Feature Extraction: The Purpose of Convolution
The convolutional layer was developed as an alternative to fully connected layers, which are traditionally used in neural networks but struggle with high-dimensional data like images. A fully connected layer requires every pixel of a large image to be connected to every neuron in the subsequent layer, leading to an explosion of parameters. This makes the network computationally expensive and prone to overfitting.
This efficiency problem is solved through local connectivity, where each neuron in the convolutional layer only connects to a small, localized region of the input image. This restricted view, often called a receptive field, means the layer focuses on identifying simple patterns like edges, corners, or textures. By only considering spatially close relationships, the network’s complexity is dramatically reduced.
The layer further minimizes the parameter count through weight sharing, where the same learned filter, or kernel, is applied across the entire input. If a feature is useful to detect in one part of the image, the same mathematical descriptor should be useful everywhere else. Weight sharing grants the network the property of translation equivariance, meaning the model can recognize a feature regardless of where it appears. This reuse of parameters results in a significant reduction in model size, allowing CNNs to scale effectively for large-scale computer vision tasks.
Decoding the Sliding Window Operation
The core mechanism of the convolutional layer is the sliding window operation, a systematic process that applies a small matrix of values, known as the filter or kernel, across the entire input volume. The kernel is typically a small, square matrix of weights (e.g., 3×3 or 5×5) that the network learns during training. These weights determine the specific pattern the kernel is designed to detect, acting like a specialized magnifying glass looking for a particular visual characteristic.
The process begins with the kernel positioning itself over the top-left corner of the input image. At this position, the fundamental mathematical operation takes place: element-wise multiplication. Each value within the kernel matrix is multiplied by the corresponding pixel value beneath it in the input patch.
Following the element-wise multiplication, all resulting products are summed together into a single number. This summation, along with a learned bias term, forms a single pixel value in the resulting output matrix, termed the feature map or activation map. A high numerical value indicates a strong correlation between the filter’s pattern and that region of the input image.
Once the first output value is calculated, the kernel shifts across the input image, repeating the multiplication and summation process at the next location. This continuous sliding creates a dense map showing where the specific feature the kernel is tuned to find is located. This process is repeated for every unique kernel in the layer, with each one generating its own feature map, resulting in a three-dimensional output volume.
Defining Layer Output: Kernels, Stride, and Padding
The final size and characteristics of the feature map are controlled by three configuration parameters: the number of kernels, the stride, and the padding. The number of kernels directly dictates the depth of the output volume. Since each kernel learns to identify a different pattern, using 64 kernels means the layer will generate 64 distinct feature maps.
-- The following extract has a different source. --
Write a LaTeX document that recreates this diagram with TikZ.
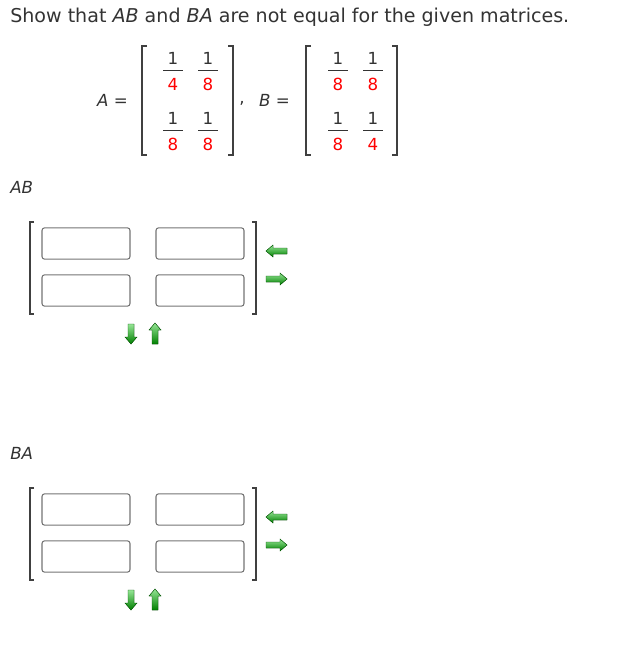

Stride defines the step size the kernel takes as it slides across the input image. A stride of one means the kernel moves one pixel at a time, resulting in a large, detailed feature map. Conversely, setting the stride to two causes the kernel to skip pixels, effectively downsampling the spatial dimensions of the output map. This downsampling reduces the amount of data the next layer has to process, minimizing computational load.
Padding involves adding extra rows and columns of zero-valued pixels around the border of the input image. When a kernel slides over an image, pixels near the edges are involved in fewer calculations than those in the center, which can lead to information loss. Adding padding allows the filter to completely cover the edge pixels, ensuring all parts of the image contribute equally to the feature map and helping to preserve the original spatial dimensions of the input.